• [Data provided]:
┏━━
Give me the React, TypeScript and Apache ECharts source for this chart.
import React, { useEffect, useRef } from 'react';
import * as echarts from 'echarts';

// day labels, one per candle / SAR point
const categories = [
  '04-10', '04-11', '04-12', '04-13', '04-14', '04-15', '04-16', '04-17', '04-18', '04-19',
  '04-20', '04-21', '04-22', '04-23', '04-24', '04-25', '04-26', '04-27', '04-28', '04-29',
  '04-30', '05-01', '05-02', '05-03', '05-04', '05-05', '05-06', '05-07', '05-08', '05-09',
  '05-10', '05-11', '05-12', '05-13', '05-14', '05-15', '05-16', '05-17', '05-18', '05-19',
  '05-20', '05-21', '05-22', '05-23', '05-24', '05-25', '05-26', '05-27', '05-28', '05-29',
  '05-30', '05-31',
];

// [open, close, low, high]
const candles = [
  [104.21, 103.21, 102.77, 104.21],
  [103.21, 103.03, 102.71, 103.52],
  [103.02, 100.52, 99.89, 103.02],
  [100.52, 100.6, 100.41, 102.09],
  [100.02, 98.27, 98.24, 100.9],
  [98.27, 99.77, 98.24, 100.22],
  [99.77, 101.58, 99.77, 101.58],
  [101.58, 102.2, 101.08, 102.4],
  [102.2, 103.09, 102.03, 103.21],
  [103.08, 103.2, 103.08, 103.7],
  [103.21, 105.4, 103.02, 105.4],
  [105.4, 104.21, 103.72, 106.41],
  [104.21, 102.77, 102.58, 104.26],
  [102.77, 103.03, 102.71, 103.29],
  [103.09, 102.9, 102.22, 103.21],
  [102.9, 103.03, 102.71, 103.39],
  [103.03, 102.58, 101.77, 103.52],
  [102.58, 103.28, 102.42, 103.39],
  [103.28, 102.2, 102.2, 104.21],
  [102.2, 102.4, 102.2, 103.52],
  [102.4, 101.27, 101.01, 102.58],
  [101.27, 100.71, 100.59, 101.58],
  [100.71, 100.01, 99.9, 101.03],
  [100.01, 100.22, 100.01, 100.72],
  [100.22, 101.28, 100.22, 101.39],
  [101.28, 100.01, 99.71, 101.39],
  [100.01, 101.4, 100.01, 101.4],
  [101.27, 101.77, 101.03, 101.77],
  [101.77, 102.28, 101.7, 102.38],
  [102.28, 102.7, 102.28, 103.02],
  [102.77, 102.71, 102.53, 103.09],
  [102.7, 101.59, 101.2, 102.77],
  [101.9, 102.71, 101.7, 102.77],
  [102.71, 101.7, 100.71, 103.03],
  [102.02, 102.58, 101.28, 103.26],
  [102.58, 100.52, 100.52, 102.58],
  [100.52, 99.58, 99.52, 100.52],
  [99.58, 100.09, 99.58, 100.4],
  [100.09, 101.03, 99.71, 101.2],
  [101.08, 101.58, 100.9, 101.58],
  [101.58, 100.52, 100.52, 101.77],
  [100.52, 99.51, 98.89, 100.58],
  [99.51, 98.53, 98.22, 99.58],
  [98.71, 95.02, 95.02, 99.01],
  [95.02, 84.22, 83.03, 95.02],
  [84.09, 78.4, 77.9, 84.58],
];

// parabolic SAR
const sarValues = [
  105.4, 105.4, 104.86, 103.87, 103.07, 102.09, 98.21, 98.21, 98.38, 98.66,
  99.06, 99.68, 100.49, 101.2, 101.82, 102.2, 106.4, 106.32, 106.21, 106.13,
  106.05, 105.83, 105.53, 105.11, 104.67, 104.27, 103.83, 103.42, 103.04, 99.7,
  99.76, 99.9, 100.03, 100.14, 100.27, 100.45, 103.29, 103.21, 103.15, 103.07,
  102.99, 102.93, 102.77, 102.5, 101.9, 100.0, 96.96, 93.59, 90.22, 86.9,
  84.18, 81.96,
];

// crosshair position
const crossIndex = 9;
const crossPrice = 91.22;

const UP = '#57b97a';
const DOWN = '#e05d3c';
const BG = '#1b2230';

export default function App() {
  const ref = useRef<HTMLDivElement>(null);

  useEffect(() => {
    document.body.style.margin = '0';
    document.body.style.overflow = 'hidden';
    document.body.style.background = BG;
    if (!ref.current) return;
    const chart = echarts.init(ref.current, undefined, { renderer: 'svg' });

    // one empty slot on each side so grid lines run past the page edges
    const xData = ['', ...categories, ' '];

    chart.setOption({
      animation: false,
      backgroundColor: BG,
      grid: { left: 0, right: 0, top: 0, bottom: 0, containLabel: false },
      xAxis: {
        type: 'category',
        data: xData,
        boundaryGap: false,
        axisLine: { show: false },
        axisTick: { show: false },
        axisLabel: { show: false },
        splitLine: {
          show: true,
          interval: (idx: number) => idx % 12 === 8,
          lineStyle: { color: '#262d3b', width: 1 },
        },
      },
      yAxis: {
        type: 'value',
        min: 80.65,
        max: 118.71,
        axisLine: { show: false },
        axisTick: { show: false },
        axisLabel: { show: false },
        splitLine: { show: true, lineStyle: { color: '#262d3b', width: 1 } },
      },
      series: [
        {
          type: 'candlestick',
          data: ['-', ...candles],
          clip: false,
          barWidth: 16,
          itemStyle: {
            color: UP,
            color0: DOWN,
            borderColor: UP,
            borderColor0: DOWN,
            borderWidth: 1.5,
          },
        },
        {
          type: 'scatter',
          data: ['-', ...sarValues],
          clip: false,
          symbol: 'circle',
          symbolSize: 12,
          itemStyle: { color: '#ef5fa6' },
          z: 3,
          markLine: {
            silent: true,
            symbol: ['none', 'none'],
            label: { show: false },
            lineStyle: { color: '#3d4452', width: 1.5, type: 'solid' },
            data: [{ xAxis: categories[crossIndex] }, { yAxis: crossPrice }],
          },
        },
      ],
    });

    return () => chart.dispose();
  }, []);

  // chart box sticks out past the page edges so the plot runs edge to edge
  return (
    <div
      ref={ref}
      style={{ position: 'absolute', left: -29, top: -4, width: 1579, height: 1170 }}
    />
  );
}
┗━━
┏━━
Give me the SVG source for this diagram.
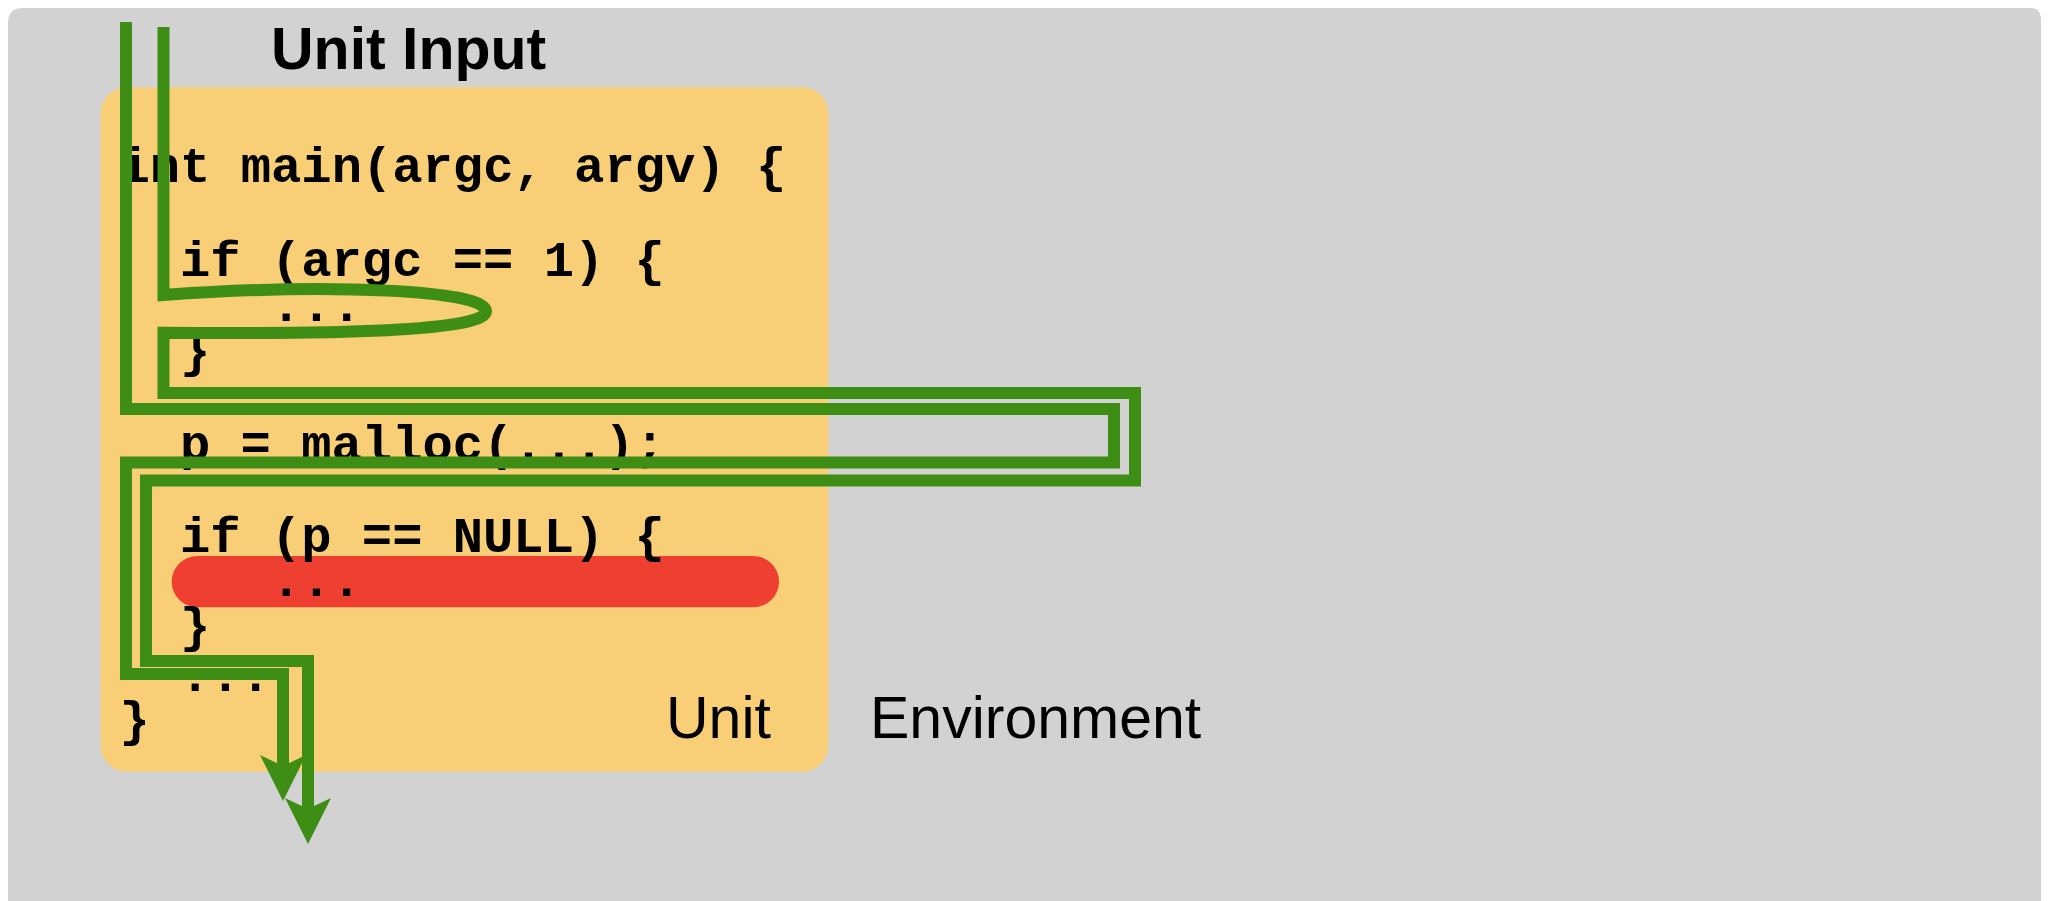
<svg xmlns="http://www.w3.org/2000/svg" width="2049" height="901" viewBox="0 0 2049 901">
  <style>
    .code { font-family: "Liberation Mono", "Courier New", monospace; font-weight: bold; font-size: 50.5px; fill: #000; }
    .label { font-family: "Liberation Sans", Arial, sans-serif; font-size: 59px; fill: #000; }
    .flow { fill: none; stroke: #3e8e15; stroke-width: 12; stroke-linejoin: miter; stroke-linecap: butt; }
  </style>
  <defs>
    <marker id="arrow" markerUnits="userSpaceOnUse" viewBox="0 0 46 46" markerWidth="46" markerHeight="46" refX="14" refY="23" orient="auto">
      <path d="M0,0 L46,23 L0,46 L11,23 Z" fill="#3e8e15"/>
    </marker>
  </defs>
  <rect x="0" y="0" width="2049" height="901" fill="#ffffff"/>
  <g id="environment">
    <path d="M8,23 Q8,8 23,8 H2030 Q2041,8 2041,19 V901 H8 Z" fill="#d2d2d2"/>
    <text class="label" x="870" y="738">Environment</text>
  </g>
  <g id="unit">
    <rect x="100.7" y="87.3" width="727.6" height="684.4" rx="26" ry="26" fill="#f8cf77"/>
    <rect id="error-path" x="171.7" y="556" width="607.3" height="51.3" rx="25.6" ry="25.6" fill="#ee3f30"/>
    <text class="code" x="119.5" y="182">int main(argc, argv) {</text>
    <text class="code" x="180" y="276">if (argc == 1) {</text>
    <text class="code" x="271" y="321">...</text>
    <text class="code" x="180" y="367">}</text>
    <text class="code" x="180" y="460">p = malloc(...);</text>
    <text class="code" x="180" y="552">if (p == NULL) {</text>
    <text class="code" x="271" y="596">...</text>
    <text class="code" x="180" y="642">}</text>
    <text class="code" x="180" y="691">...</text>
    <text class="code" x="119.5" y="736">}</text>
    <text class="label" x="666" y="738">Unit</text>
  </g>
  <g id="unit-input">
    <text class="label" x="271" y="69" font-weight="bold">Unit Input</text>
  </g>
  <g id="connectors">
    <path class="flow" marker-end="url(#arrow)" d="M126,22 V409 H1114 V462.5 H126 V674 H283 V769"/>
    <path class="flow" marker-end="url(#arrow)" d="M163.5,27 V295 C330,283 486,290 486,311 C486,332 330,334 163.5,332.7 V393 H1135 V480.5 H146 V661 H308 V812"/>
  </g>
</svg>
┗━━
• [Exercise task]:
Above are the records; from them, give again exactly the lines from the one containing "Give me the React, TypeScript" to the one containing "import * as echarts from 'echarts';", both lines included, and nothing more.

• [Completed exercise]:
Give me the React, TypeScript and Apache ECharts source for this chart.
import React, { useEffect, useRef } from 'react';
import * as echarts from 'echarts';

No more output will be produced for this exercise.